Bunun üzerine Cumhurbaşkanı, Başbakan ve çeşitli hükümet çevreleri "Her an müjdeli bir gelişme olabilir" açıklamaları yaptılar. Sonra ne mi oldu? HDP heyeti bu tarihi mesajı da kamuoyundan gizlediler. Mesaj ortaya çıkınca da, "Öcalan'ın 10 maddelik ön koşulu var" dediler. Selahattin Demirtaş arka arkaya olumsuz açıklamalar yapmaya devam etti. Sonrasında PKK'dan süreç bitmek üzere açıklaması geldi. Süreci yol haritası üzerinde anlaşılmış, atılacak adımlarla ilgili çalışmalar bitmiş durumda. Öcalan da örgüte talimatını verdi. Ancak PKK masayı devirmek için fırsat kolluyor.

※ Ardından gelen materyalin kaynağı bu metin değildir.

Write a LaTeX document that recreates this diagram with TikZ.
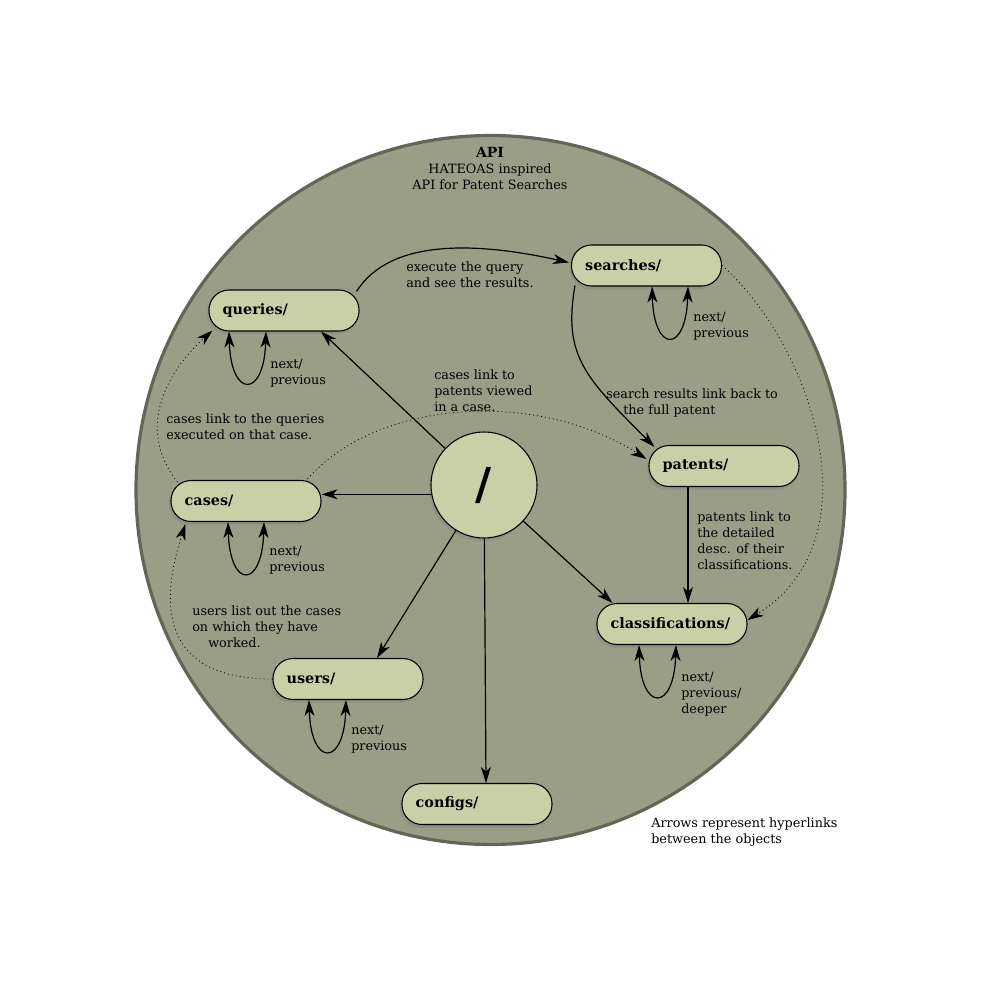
\documentclass[tikz,border=0pt]{standalone}
\usepackage{fontspec}
\setmainfont{DejaVu Serif}
\usetikzlibrary{positioning, calc, arrows.meta, shadows}

\definecolor{apifill}{RGB}{154,158,135}
\definecolor{apiedge}{RGB}{80,83,70}
\definecolor{resfill}{RGB}{201,207,167}

\begin{document}
\begin{tikzpicture}[
  x=0.75pt, y=-0.75pt,
  every node/.style={font=\fontsize{9.6}{12}\selectfont, inner sep=0pt},
  res/.style={draw, fill=resfill, rounded corners=15pt, line width=0.8pt,
              minimum width=112.5pt, minimum height=30.75pt,
              text width=92pt, inner xsep=10.25pt, align=left,
              font=\fontsize{10.8}{12}\selectfont\bfseries,
              drop shadow={shadow xshift=-1.5pt, shadow yshift=-2.5pt, opacity=0.35}},
  link/.style={-{Stealth[length=12pt, width=7.5pt, inset=3.5pt]}, line width=0.9pt},
  weak/.style={link, line width=0.6pt, dash pattern=on 0.7pt off 2.3pt},
  selfloop/.style={{Stealth[length=12pt, width=7.5pt, inset=3.5pt]}-{Stealth[length=12pt, width=7.5pt, inset=3.5pt]},
                   line width=0.9pt},
  note/.style={align=left, anchor=north west},
]
  \fill[white] (0,0) rectangle (981,981);
  \useasboundingbox (0,0) rectangle (981,981);

  % The API as one big disc
  \node[circle, fill=apifill, draw=apiedge!75!apifill, line width=2.4pt, minimum size=531.75pt]
    (api) at (490.5,490) {};
  \node[anchor=north, align=center] (title) at (490,147)
    {{\fontsize{10.5}{12}\selectfont\bfseries API}\\HATEOAS inspired\\API for Patent Searches};

  % Resources
  \node[circle, draw, fill=resfill, line width=0.8pt, minimum size=79.5pt,
        font=\fontsize{33}{34}\selectfont\bfseries,
        drop shadow={shadow xshift=-1.5pt, shadow yshift=-2.5pt, opacity=0.35}]
    (root) at (484,485) {/};
  \node[res] (queries) at (284,310.5) {queries/};
  \node[res] (searches) at (646.5,265.5) {searches/};
  \node[res] (patents) at (724,466) {patents/};
  \node[res] (cases) at (246,501) {cases/};
  \node[res] (classif) at (672,624) {\mbox{classifications/}};
  \node[res] (users) at (348,679) {users/};
  \node[res] (configs) at (477,804) {configs/};

  % Links out of the root
  \draw[link] (root) -- ($(queries.south)+(37,0)$);
  \draw[link] (root.190) -- (root.190 -| cases.east);
  \draw[link] (root) -- ($(users.north)+(29,0)$);
  \draw[link] (root) -- ($(configs.north)+(9,0)$);
  \draw[link] (root) -- ($(classif.north west)+(16,0)$);

  % Links between resources
  \draw[link] ($(queries.north east)+(-3,2)$) .. controls +(34,-54) and +(-90,-20) .. ($(searches.west)+(-2,-3)$);
  \draw[link] ($(searches.south west)+(4,-1)$) .. controls +(-12,70) and +(-70,-70) .. ($(patents.north west)+(6,2)$);
  \draw[link] ($(patents.south)+(-36,0)$) -- ($(classif.north)+(16,0)$);

  \draw[weak] ($(cases.north west)+(7,2)$) .. controls +(-40,-50) and +(-50,45) .. ($(queries.south west)+(4,-1)$);
  \draw[weak] (users.west) .. controls +(-110,0) and +(-27,83) .. ($(cases.south west)+(15,2)$);
  \draw[weak] ($(cases.north east)+(-14,-1)$) .. controls +(70,-80) and +(-110,-70) .. ($(patents.west)+(-2,-7)$);
  \draw[weak] (searches.east) .. controls +(90,80) and +(130,-80) .. ($(classif.east)+(0,-4)$);

  % Paging loops
  \draw[selfloop] ($(queries.south)+(-55,0)$) .. controls +(2,67) and +(-2,67) .. ($(queries.south)+(-18,0)$);
  \draw[selfloop] ($(searches.south)+(5.5,0)$) .. controls +(2,67) and +(-2,67) .. ($(searches.south)+(41.5,0)$);
  \draw[selfloop] ($(cases.south)+(-18,0)$) .. controls +(2,67) and +(-2,67) .. ($(cases.south)+(18,0)$);
  \draw[selfloop] ($(classif.south)+(-33,0)$) .. controls +(2,67) and +(-2,67) .. ($(classif.south)+(4,0)$);
  \draw[selfloop] ($(users.south)+(-39,0)$) .. controls +(2,67) and +(-2,67) .. ($(users.south)+(-2,0)$);

  % Notes
  \node[note] (execnote) at (406,262) {execute the query\\and see the results.};
  \node[note] (qloop) at (270,359) {next/\\previous};
  \node[note] (sloop) at (693,312) {next/\\previous};
  \node[note] (cloop) at (269,546) {next/\\previous};
  \node[note] (clloop) at (681,672) {next/\\previous/\\deeper};
  \node[note] (uloop) at (351,725) {next/\\previous};
  \node[note] (casepat) at (434,370) {cases link to\\patents viewed\\in a case.};
  \node[note] (srchnote) at (606,389) {search results link back to\\\hspace*{12.75pt}the full patent};
  \node[note] (casequ) at (166,414) {cases link to the queries\\executed on that case.};
  \node[note] (patnote) at (697,512) {patents link to\\the detailed\\desc. of their\\classifications.};
  \node[note] (usernote) at (192,606) {users list out the cases\\on which they have\\\hspace*{12pt}worked.};
  \node[note] (legend) at (651,817) {Arrows represent hyperlinks\\between the objects};
\end{tikzpicture}
\end{document}
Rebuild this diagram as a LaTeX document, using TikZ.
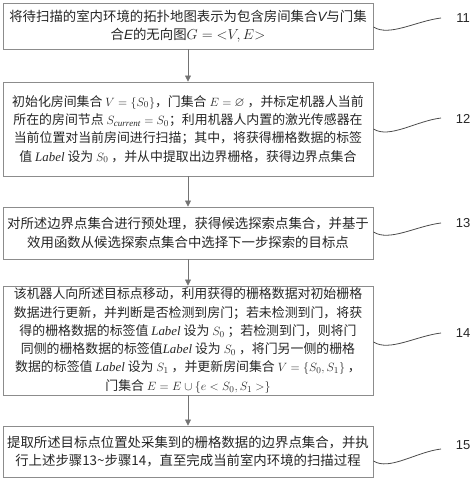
\documentclass[tikz,border=0pt]{standalone}
\usepackage{fontspec}
\setmainfont{Liberation Serif}
\newfontfamily\cjk{Noto Sans CJK SC}
\newfontfamily\ars{Liberation Sans}
\newfontfamily\tms{Liberation Serif}
\usepackage{amssymb}
\usetikzlibrary{arrows.meta}
\newcommand{\lbl}{{\tms\itshape Label}}
\begin{document}
\begin{tikzpicture}[x=1pt,y=-1pt,
  boxx/.style={draw=black!45,line width=0.9pt,minimum width=370pt,inner sep=0pt,
    align=center,font=\cjk\fontsize{13.4}{18.3}\selectfont,text=black!85},
  dense/.style={font=\cjk\fontsize{12.9}{18.3}\selectfont},
  flow/.style={draw=black!55,line width=0.7pt,-{Triangle[length=6pt,width=6pt]}},
  lead/.style={draw=black!70,line width=0.8pt},
  num/.style={font=\ars\fontsize{13}{15}\selectfont,text=black!85,inner sep=1pt}]
\useasboundingbox (0,0) rectangle (474,479);
\node[boxx,minimum height=46pt] (b1) at (188,26) {将待扫描的室内环境的拓扑地图表示为包含房间集合{\ars\itshape V}与门集\\合{\ars\itshape E}的无向图$G={<}V,E{>}$};
\node[boxx,dense,minimum height=94pt] (b2) at (188,129) {初始化房间集合 $V=\{S_0\}$，门集合 $E=\varnothing$ ，并标定机器人当前\\所在的房间节点 $S_{\mathit{current}}=S_0$；利用机器人内置的激光传感器在\\当前位置对当前房间进行扫描；其中，将获得栅格数据的标签\\值 \lbl{} 设为 $S_0$ ，并从中提取出边界栅格，获得边界点集合};
\node[boxx,minimum height=52pt] (b3) at (188,233) {对所述边界点集合进行预处理，获得候选探索点集合，并基于\\效用函数从候选探索点集合中选择下一步探索的目标点};
\node[boxx,dense,minimum height=109pt] (b4) at (188,340.5) {该机器人向所述目标点移动，利用获得的栅格数据对初始栅格\\数据进行更新，并判断是否检测到房门；若未检测到门，将获\\得的栅格数据的标签值 \lbl{} 设为 $S_0$ ；若检测到门，则将门\\同侧的栅格数据的标签值\lbl{} 设为 $S_0$ ，将门另一侧的栅格\\数据的标签值 \lbl{} 设为 $S_1$ ，并更新房间集合 $V=\{S_0,S_1\}$ ，\\门集合 $E=E\cup\{e<S_0,S_1>\}$};
\node[boxx,minimum height=51pt] (b5) at (188,451.5) {提取所述目标点位置处采集到的栅格数据的边界点集合，并执\\行上述步骤13\textasciitilde 步骤14，直至完成当前室内环境的扫描过程};
\draw[flow] (b1) -- (b2);
\draw[flow] (b2) -- (b3);
\draw[flow] (b3) -- (b4);
\draw[flow] (b4) -- (b5);
\node[num] (n1) at (463,18) {11};
\node[num] (n2) at (463,119) {12};
\node[num] (n3) at (463,223) {13};
\node[num] (n4) at (463,333) {14};
\node[num] (n5) at (463,445) {15};
\coordinate (e1) at (441,18);
\coordinate (e2) at (441,118);
\coordinate (e3) at (441,223);
\coordinate (e4) at (441,333);
\coordinate (e5) at (441,449);
\draw[lead] ([yshift=-1pt]b1.east) .. controls +(16,10) and +(-25,3) .. (e1);
\draw[lead] ([yshift=0pt]b2.east) .. controls +(16,10) and +(-25,3) .. (e2);
\draw[lead] ([yshift=1pt]b3.east) .. controls +(16,10) and +(-25,3) .. (e3);
\draw[lead] ([yshift=-1.5pt]b4.east) .. controls +(16,10) and +(-25,3) .. (e4);
\draw[lead] ([yshift=-9.5pt]b5.east) .. controls +(16,10) and +(-25,3) .. (e5);
\end{tikzpicture}
\end{document}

HDP ise bir siyasi parti olarak bu krizleri çözme iradesi göstermek yerine, PKK'dan neredeyse daha şahin bir politika izliyor.
Bu arada ülkede Ak Parti hükümeti karşısında siyasi varlık gösteremeyen bir ittifak da, PKK'nın Türkiye'de silahı bırakacak olmasından hiç mutlu değiller. Çünkü hükümeti devirecek denli büyük sokak olaylarını Kürtleri ikna etmeden organize etme kapasitesine sahip değiller. Üstelik PKK'nın silah bırakması, Türkiye'nin yeni anayasasını yapmasını, ülkedeki seçkin oligarşik yapının tasfiyesi anlamına gelecek. Silah sonrası dönemine kendisini hazır hissetmeyen PKK'nın dağ kadrosunun Kobani süreci ile bir kendisine güven zehirlenmesine uğradığı görülüyor.
Oysa Suriye'de meşru bir savaş verdiğini düşünen, ABD ve dünyadan ilgi gören PKK'nın, Türkiye'de anlamı ve nedeni kalmayan bir savaşı devam ettirmek istemesine hiçbir mantık yok. Çünkü Türkiye'de terör yapmaya devam ettiği müddetçe, PKK'nın terör örgütü listesinden çıkması mümkün değil. Kobani'de kalıcı bir devlet kurmak isteyen PYD/PKK'nın Türkiye'ye düşman kalması düşünülemez. Hele Kobani'nin Türkiye sayesinde düşmediği düşünülürse. Durum karmaşık, PKK isteksiz… Ama Öcalan'ın da liderliği tartışılmaz. Bu kilidi de muhtemelen Öcalan açacak.